Do pierwszego meczu niedzieli w Ekstraklasie Raków Częstochowa i Radomiak Radom przystępowały w niewygodnym położeniu. Mistrzowie Polski dostali niedawno bęcki od Atalanty i Lecha Poznań, podczas gdy Radomiak dał się wyrzucić z Pucharu Polski czwartoligowej Garbarni Kraków, nie wygrawszy meczu od połowy sierpnia.

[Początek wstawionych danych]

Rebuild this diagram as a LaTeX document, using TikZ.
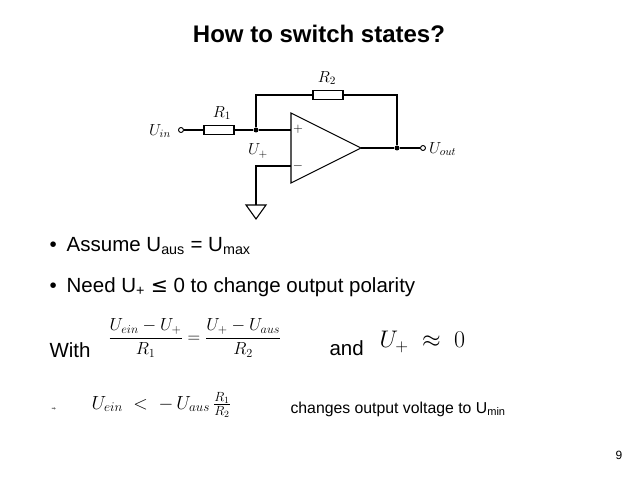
\RequirePackage{fix-cm}
\documentclass[tikz,border=0pt]{standalone}
\usepackage{fontspec}
\setmainfont{Liberation Sans}
\newfontfamily\djv{DejaVu Sans}
\begin{document}
\begin{tikzpicture}[x=1pt,y=-1pt,
  wire/.style={line width=1.1pt},
  res/.style={draw,line width=1.1pt,minimum width=30pt,minimum height=9pt,inner sep=0pt},
  term/.style={circle,draw,line width=0.9pt,fill=white,inner sep=0pt,minimum size=5pt},
  dot/.style={circle,fill,inner sep=0pt,minimum size=5pt},
  lbl/.style={inner sep=1pt,font=\fontsize{16}{18}\selectfont}]
\useasboundingbox (0,0) rectangle (638,478);
\node[font=\bfseries\fontsize{24}{28}\selectfont] (title) at (319,34) {How to switch states?};
% circuit
\coordinate (ot) at (291,113); \coordinate (ob) at (291,183); \coordinate (oo) at (361,148);
\draw[wire] (ot) -- (oo) -- (ob) -- cycle;
\node[font=\fontsize{13}{13}\selectfont,inner sep=0] (pl) at (298,129) {$+$};
\node[font=\fontsize{13}{13}\selectfont,inner sep=0] (mi) at (298,166) {$-$};
\node[term] (tin) at (181,130) {};
\node[res] (r1) at (219,130) {};
\node[dot] (j1) at (256,130) {};
\coordinate (pin) at (291,130);
\coordinate (nin) at (291,166);
\node[res] (r2) at (328,95) {};
\coordinate (c1) at (256,95); \coordinate (c2) at (397,95);
\node[dot] (j2) at (397,148) {};
\node[term] (tout) at (423,148) {};
\draw[wire] (tin) -- (r1) -- (j1) -- (pin);
\draw[wire] (j1) -- (c1) -- (r2) -- (c2) -- (j2);
\draw[wire] (oo) -- (j2) -- (tout);
\coordinate (g) at (256,205);
\draw[wire] (nin) -- (256,166) -- (g);
\draw[wire] (246,205) -- (266,205) -- (256,219) -- cycle;
\node[lbl,anchor=east] (lin) at (172,131) {$U_{in}$};
\node[lbl] (lr1) at (222,113) {$R_1$};
\node[lbl] (lr2) at (327,78) {$R_2$};
\node[lbl] (lup) at (258,151) {$U_+$};
\node[lbl,anchor=west] (lout) at (428,149) {$U_{out}$};
% bullets
\node[anchor=west,font=\fontsize{20.5}{24}\selectfont] (b1) at (46,246) {•\hspace{10pt}Assume U\textsubscript{aus} = U\textsubscript{max}};
\node[anchor=west,font=\fontsize{20.5}{24}\selectfont] (b2) at (46,287) {•\hspace{10pt}Need U\textsubscript{+} {\djv ≤} 0 to change output polarity};
\node[anchor=west,font=\fontsize{20.5}{24}\selectfont] (w) at (46,350) {With};
\node[anchor=west,font=\fontsize{17.5}{21}\selectfont] (eq) at (105,338) {$\displaystyle\frac{U_{ein}-U_+}{R_1}=\frac{U_+-U_{aus}}{R_2}$};
\node[anchor=west,font=\fontsize{20.5}{24}\selectfont] (and) at (326,348) {and};
\node[anchor=west,font=\fontsize{24}{28}\selectfont] (ap) at (376,342) {$U_+\;\approx\;0$};
\node[anchor=west,font=\fontsize{5}{6}\selectfont] (imp) at (48,409) {\djv ⇒};
\node[anchor=west,font=\fontsize{19}{22}\selectfont] (ineq) at (88,405) {$U_{ein}\;<\;-\,U_{aus}\,\frac{R_1}{R_2}$};
\node[anchor=west,font=\fontsize{15.8}{18}\selectfont] (ch) at (287,409) {changes output voltage to U\textsubscript{min}};
\node[font=\fontsize{12}{14}\selectfont] (pg) at (619,455) {9};
\end{tikzpicture}
\end{document}
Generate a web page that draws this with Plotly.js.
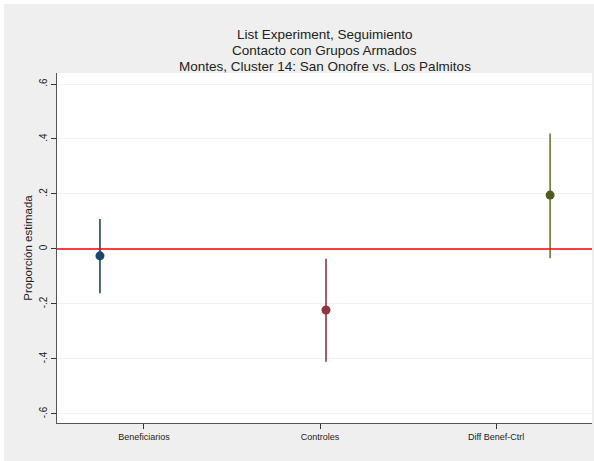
<!DOCTYPE html>
<html>
<head>
<meta charset="utf-8">
<script src="https://cdn.plot.ly/plotly-3.0.1.min.js"></script>
<style>
html,body{margin:0;padding:0;background:#ffffff;}
#chart{position:absolute;left:4px;top:4px;width:590px;height:457px;}
</style>
</head>
<body>
<div id="chart"></div>
<script>
// Data
var categories = ["Beneficiarios", "Controles", "Diff Benef-Ctrl"];
var tickPositions = [1, 2, 3];
var pointPositions = [0.75, 2.034, 3.307];
var estimates = [-0.025, -0.222, 0.196];
var ciLow = [-0.161, -0.410, -0.034];
var ciHigh = [0.109, -0.036, 0.420];
var yTickVals = [-0.6, -0.4, -0.2, 0, 0.2, 0.4, 0.6];
var yTickText = ["-.6", "-.4", "-.2", "0", ".2", ".4", ".6"];
var titleLines = ["List Experiment, Seguimiento", "Contacto con Grupos Armados", "Montes, Cluster 14: San Onofre vs. Los Palmitos"];
var colors = ["#1a476f", "#90353b", "#6b7a2a"];
var markerColors = ["#1a476f", "#90353b", "#4f5a1e"];

var traces = categories.map(function(c, i) {
  return {
    type: "scatter",
    mode: "markers",
    name: c,
    x: [pointPositions[i]],
    y: [estimates[i]],
    marker: {color: markerColors[i], size: 9},
    error_y: {
      type: "data",
      symmetric: false,
      array: [ciHigh[i] - estimates[i]],
      arrayminus: [estimates[i] - ciLow[i]],
      color: colors[i],
      thickness: 1.6,
      width: 0
    },
    showlegend: false,
    hoverinfo: "x+y"
  };
});

// plot area: 350px tall; title line centres (window px); plot top at 73
var plotTop = 73, plotH = 350;
var lineCentres = [34.5, 50.5, 66.5];
var annotations = titleLines.map(function(t, i) {
  return {
    text: t,
    xref: "paper", x: 0.5, xanchor: "center",
    yref: "paper", y: 1 + (plotTop - lineCentres[i]) / plotH, yanchor: "middle",
    showarrow: false,
    borderpad: 0,
    font: {size: 13.5, color: "#222"}
  };
});

var layout = {
  width: 590,
  height: 457,
  paper_bgcolor: "#efefef",
  plot_bgcolor: "#ffffff",
  margin: {l: 53, r: 2, t: 69, b: 38},
  font: {family: "Liberation Sans, Arial, sans-serif", color: "#222"},
  annotations: annotations,
  xaxis: {
    range: [0.506, 3.545],
    tickmode: "array",
    tickvals: tickPositions,
    ticktext: categories,
    ticks: "outside",
    ticklen: 5,
    tickcolor: "#333",
    tickfont: {size: 9, color: "#222"},
    showgrid: false,
    zeroline: false,
    showline: true,
    linecolor: "#555",
    linewidth: 1,
    fixedrange: true
  },
  yaxis: {
    range: [-0.633, 0.64],
    tickmode: "array",
    tickvals: yTickVals,
    ticktext: yTickText,
    tickangle: -90,
    ticks: "outside",
    ticklen: 5,
    tickcolor: "#333",
    tickfont: {size: 10, color: "#222"},
    showgrid: true,
    gridcolor: "#f1f1f1",
    gridwidth: 1,
    zeroline: false,
    showline: true,
    linecolor: "#555",
    linewidth: 1,
    title: {text: "Proporción estimada", font: {size: 11.5, color: "#222"}, standoff: 2},
    fixedrange: true
  },
  shapes: [{
    type: "line",
    xref: "paper", x0: 0, x1: 1,
    yref: "y", y0: 0, y1: 0,
    line: {color: "#ff0000", width: 1.5},
    layer: "above"
  }]
};

Plotly.newPlot("chart", traces, layout, {displayModeBar: false, staticPlot: true});
</script>
</body>
</html>
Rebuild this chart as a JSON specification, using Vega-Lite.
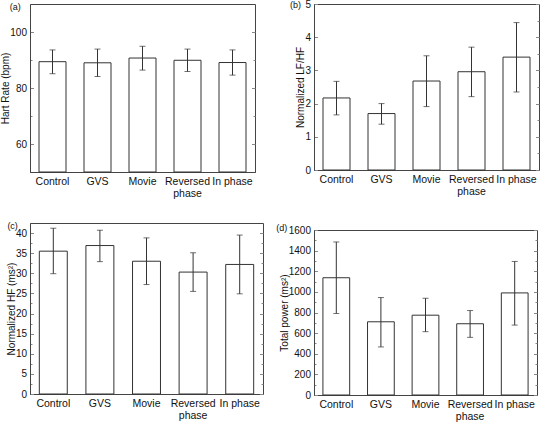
{
  "$schema": "https://vega.github.io/schema/vega-lite/v6.json",
  "background": "white",
  "padding": {"left": 0, "top": -2, "right": 2, "bottom": 0},
  "config": {
    "font": "Liberation Sans",
    "view": {"stroke": "#444", "strokeWidth": 1},
    "axis": {
      "grid": false,
      "domainColor": "#444",
      "tickColor": "#888",
      "labelFont": "Liberation Sans",
      "labelFontSize": 10.5,
      "labelColor": "#111",
      "labelLineHeight": 12,
      "titleFont": "Liberation Sans",
      "titleFontSize": 10,
      "titleFontWeight": "normal",
      "titleColor": "#111",
      "labelFlush": false,
      "labelOverlap": false
    },
    "axisY": {"labelFontSize": 10, "labelPadding": 7, "titlePadding": -1},
    "title": {"fontSize": 9, "fontWeight": "normal", "anchor": "start", "frame": "bounds", "color": "#111", "font": "Liberation Sans", "offset": -8}
  },
  "datasets": {
    "hr": [
      {"cond": "Control", "mean": 89.4, "lo": 85.1, "hi": 93.6},
      {"cond": "GVS", "mean": 89.0, "lo": 84.1, "hi": 93.9},
      {"cond": "Movie", "mean": 90.7, "lo": 86.4, "hi": 94.9},
      {"cond": "Reversed phase", "mean": 89.9, "lo": 85.9, "hi": 93.9},
      {"cond": "In phase", "mean": 89.1, "lo": 84.6, "hi": 93.6}
    ],
    "lfhf": [
      {"cond": "Control", "mean": 2.17, "lo": 1.66, "hi": 2.67},
      {"cond": "GVS", "mean": 1.70, "lo": 1.38, "hi": 2.00},
      {"cond": "Movie", "mean": 2.68, "lo": 1.91, "hi": 3.44},
      {"cond": "Reversed phase", "mean": 2.96, "lo": 2.21, "hi": 3.70},
      {"cond": "In phase", "mean": 3.40, "lo": 2.35, "hi": 4.44}
    ],
    "hf": [
      {"cond": "Control", "mean": 35.5, "lo": 29.9, "hi": 41.2},
      {"cond": "GVS", "mean": 36.9, "lo": 32.9, "hi": 40.7},
      {"cond": "Movie", "mean": 33.0, "lo": 27.2, "hi": 38.8},
      {"cond": "Reversed phase", "mean": 30.3, "lo": 25.5, "hi": 35.1},
      {"cond": "In phase", "mean": 32.2, "lo": 24.9, "hi": 39.5}
    ],
    "tp": [
      {"cond": "Control", "mean": 1137, "lo": 790, "hi": 1484},
      {"cond": "GVS", "mean": 710, "lo": 466, "hi": 945},
      {"cond": "Movie", "mean": 774, "lo": 614, "hi": 938},
      {"cond": "Reversed phase", "mean": 691, "lo": 559, "hi": 819},
      {"cond": "In phase", "mean": 990, "lo": 678, "hi": 1295}
    ]
  },
  "spacing": 11,
  "hconcat": [
    {
      "spacing": 22,
      "vconcat": [
        {
          "width": 225, "height": 168,
          "title": {"text": "(a)", "dx": 9},
          "data": {"name": "hr"},
          "layer": [
            {
              "mark": {"type": "bar", "fill": "white", "stroke": "#333", "strokeWidth": 1},
              "encoding": {
                "x": {"field": "cond", "type": "nominal", "sort": null, "scale": {"paddingInner": 0.4, "paddingOuter": 0.2},
                      "axis": {"title": null, "labelAngle": 0, "tickSize": -3, "labelPadding": 7, "labelExpr": "datum.label == 'Reversed phase' ? ['Reversed', 'phase'] : datum.label"}},
                "y": {"field": "mean", "type": "quantitative", "scale": {"domain": [50, 110], "nice": false, "zero": false},
                      "axis": {"title": "Hart Rate (bpm)", "values": [60, 70, 80, 90, 100],
                               "labelExpr": "(datum.value == 60 || datum.value == 80 || datum.value == 100) ? datum.label : ''",
                               "tickSize": {"condition": {"test": "datum.value % 20 == 0", "value": -3.5}, "value": -2}}},
                "y2": {"datum": 50}
              }
            },
            {
              "mark": {"type": "errorbar", "ticks": {"size": 6, "color": "#333"}, "rule": {"color": "#333"}},
              "encoding": {
                "x": {"field": "cond", "type": "nominal", "sort": null},
                "y": {"field": "lo", "type": "quantitative",
                      "axis": {"orient": "right", "title": null, "labels": false, "domain": false, "values": [60, 70, 80, 90, 100],
                               "tickSize": {"condition": {"test": "datum.value % 20 == 0", "value": -3.5}, "value": -2}}},
                "y2": {"field": "hi"}
              }
            }
          ],
          "resolve": {"axis": {"y": "independent"}}
        },
        {
          "width": 233, "height": 171,
          "title": {"text": "(c)", "dx": 1},
          "data": {"name": "hf"},
          "layer": [
            {
              "mark": {"type": "bar", "fill": "white", "stroke": "#333", "strokeWidth": 1},
              "encoding": {
                "x": {"field": "cond", "type": "nominal", "sort": null, "scale": {"paddingInner": 0.4, "paddingOuter": 0.2},
                      "axis": {"title": null, "labelAngle": 0, "tickSize": -3, "labelPadding": 7, "labelExpr": "datum.label == 'Reversed phase' ? ['Reversed', 'phase'] : datum.label"}},
                "y": {"field": "mean", "type": "quantitative", "scale": {"domain": [0, 42.5], "nice": false},
                      "axis": {"title": "Normalized HF (ms²)", "values": [0, 2.5, 5, 7.5, 10, 12.5, 15, 17.5, 20, 22.5, 25, 27.5, 30, 32.5, 35, 37.5, 40],
                               "labelExpr": "datum.value % 5 == 0 ? datum.label : ''",
                               "tickSize": {"condition": {"test": "datum.value % 5 == 0", "value": -3.5}, "value": -2}}}
              }
            },
            {
              "mark": {"type": "errorbar", "ticks": {"size": 6, "color": "#333"}, "rule": {"color": "#333"}},
              "encoding": {
                "x": {"field": "cond", "type": "nominal", "sort": null},
                "y": {"field": "lo", "type": "quantitative",
                      "axis": {"orient": "right", "title": null, "labels": false, "domain": false, "values": [0, 2.5, 5, 7.5, 10, 12.5, 15, 17.5, 20, 22.5, 25, 27.5, 30, 32.5, 35, 37.5, 40],
                               "tickSize": {"condition": {"test": "datum.value % 5 == 0", "value": -3.5}, "value": -2}}},
                "y2": {"field": "hi"}
              }
            }
          ],
          "resolve": {"axis": {"y": "independent"}}
        }
      ]
    },
    {
      "spacing": 26,
      "vconcat": [
        {
          "width": 225, "height": 166,
          "title": {"text": "(b)", "dx": -6, "offset": -11},
          "data": {"name": "lfhf"},
          "layer": [
            {
              "mark": {"type": "bar", "fill": "white", "stroke": "#333", "strokeWidth": 1},
              "encoding": {
                "x": {"field": "cond", "type": "nominal", "sort": null, "scale": {"paddingInner": 0.4, "paddingOuter": 0.2},
                      "axis": {"title": null, "labelAngle": 0, "tickSize": -3, "labelPadding": 7, "labelExpr": "datum.label == 'Reversed phase' ? ['Reversed', 'phase'] : datum.label"}},
                "y": {"field": "mean", "type": "quantitative", "scale": {"domain": [0, 5], "nice": false},
                      "axis": {"title": "Normalized LF/HF", "values": [0, 0.5, 1, 1.5, 2, 2.5, 3, 3.5, 4, 4.5, 5], "format": "d",
                               "labelExpr": "datum.value % 1 == 0 ? datum.label : ''",
                               "tickSize": {"condition": {"test": "datum.value % 1 == 0", "value": -3.5}, "value": -2}}}
              }
            },
            {
              "mark": {"type": "errorbar", "ticks": {"size": 6, "color": "#333"}, "rule": {"color": "#333"}},
              "encoding": {
                "x": {"field": "cond", "type": "nominal", "sort": null},
                "y": {"field": "lo", "type": "quantitative",
                      "axis": {"orient": "right", "title": null, "labels": false, "domain": false, "values": [0, 0.5, 1, 1.5, 2, 2.5, 3, 3.5, 4, 4.5, 5],
                               "tickSize": {"condition": {"test": "datum.value % 1 == 0", "value": -3.5}, "value": -2}}},
                "y2": {"field": "hi"}
              }
            }
          ],
          "resolve": {"axis": {"y": "independent"}}
        },
        {
          "width": 223, "height": 165,
          "title": {"text": "(d)", "dx": -3},
          "data": {"name": "tp"},
          "layer": [
            {
              "mark": {"type": "bar", "fill": "white", "stroke": "#333", "strokeWidth": 1},
              "encoding": {
                "x": {"field": "cond", "type": "nominal", "sort": null, "scale": {"paddingInner": 0.4, "paddingOuter": 0.2},
                      "axis": {"title": null, "labelAngle": 0, "tickSize": -3, "labelPadding": 7, "labelExpr": "datum.label == 'Reversed phase' ? ['Reversed', 'phase'] : datum.label"}},
                "y": {"field": "mean", "type": "quantitative", "scale": {"domain": [0, 1600], "nice": false},
                      "axis": {"title": "Total power (ms²)", "values": [0, 100, 200, 300, 400, 500, 600, 700, 800, 900, 1000, 1100, 1200, 1300, 1400, 1500, 1600],
                               "labelExpr": "datum.value % 200 == 0 ? datum.label : ''", "format": "d",
                               "tickSize": {"condition": {"test": "datum.value % 200 == 0", "value": -3.5}, "value": -2}}}
              }
            },
            {
              "mark": {"type": "errorbar", "ticks": {"size": 6, "color": "#333"}, "rule": {"color": "#333"}},
              "encoding": {
                "x": {"field": "cond", "type": "nominal", "sort": null},
                "y": {"field": "lo", "type": "quantitative",
                      "axis": {"orient": "right", "title": null, "labels": false, "domain": false, "values": [0, 100, 200, 300, 400, 500, 600, 700, 800, 900, 1000, 1100, 1200, 1300, 1400, 1500, 1600],
                               "tickSize": {"condition": {"test": "datum.value % 200 == 0", "value": -3.5}, "value": -2}}},
                "y2": {"field": "hi"}
              }
            }
          ],
          "resolve": {"axis": {"y": "independent"}}
        }
      ]
    }
  ]
}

Jeśli pierwsze minuty miały wskazać, kto ma większą wolę rehabilitacji, to nie ma wątpliwości. Raków atakował od pierwszych sekund, a w drugiej minucie z dystansu Alberta Posiadałę testował Władysław Koczergin. Młody bramkarz był górą, jednak cieszyć się nie mógł. Już minuty później wybił centrę Berggrena wprost na nogę Bogdana Racovitana, a stoper huknął bez litości na 1:0.
Dłuższą chwilę Radomiak dochodził do siebie. Gdy w 17. minucie wydawało się, że Zieloni stają na nogach, niepotrzebna strata pozwoliła na odbiór Nowaka. Ten błyskawicznie wypuścił Piaseckiego sam na sam z Posiadałą. Napastnik trafił, ale był na nieznacznym spalonym, potwierdzonym przez VAR.
W kolejnych dwóch kwadransach podopieczni Constantina Galki zyskiwali przestrzeń, ale jedyne, z czym schodzili do szatni, to niedosyt. Nastroje nie były najlepsze również w Rakowie. Cóż z prowadzenia, gdy w kilka chwil z kontuzjami musieli zejść Srdjan Plavsić i Adnan Kovacević? Dla i tak trapionego urazami zespołu to brzmiało wyjątkowo niepokojąco.
Po zmianie stron długo brakowało konkretów. Radomiak częściej był przy piłce, Raków częściej był pod bramką gości. A kto wycisnął więcej? Odpowiedź przyszła dopiero po kwadransie. Rzut wolny przed polem karnym Radomiaka wykonał Sonny Kittel, a jego wrzutka odnalazła doskonale Racovitana. Obrońca miał już dublet, a Zieloni nie wyglądali na zdolnych zrobić z tym cokolwiek.
Powody do radości? Niekoniecznie. Kolejno na murawę padali Gustav Berggren i Milan Rundić, obaj potrzebowali pomocy w wielkim bólu. Obaj zostali na boisku, ale Serb długo nie był zdolny do choćby szybszego biegu. Myśli oderwał od urazów dopiero John Yeboah, który okazał się jokerem w talii Szwargi. Niemiec w 82. minucie przyjęciem i balansem ciała zgubił obrońcę, po czym huknął z ostrego kąta na 3:0. Po długiej analizie VAR gol został uznany, zatem pierwsze ligowe trafienie Yeboaha w nowych barwach za nami!
Skoro był gol, to musiała być i kontuzja. Raz jeszcze na ziemię powalony został Gustav Berggren, który niby tylko dostał piłką, ale w najdelikatniejsze możliwe miejsce. Zamroczony Szwed zwijał się bólu, ale – jak przystało na jego niezłomnego ducha – zmiany nie potrzebował.
W doliczonym czasie (a wyszło aż 10 minut) gry – podobnie jak przez całą drugą połowę – ofensywa Radomiaka nie istniała, za to gospodarze mnożyli sytuacje jedna za drugą. Tylko doskonały Albert Posiadała ratował honor klubu. Zatrzymał Zwolińskiego sam na sam, a następnie Frana Tudora z rzutu karnego w 99. minucie.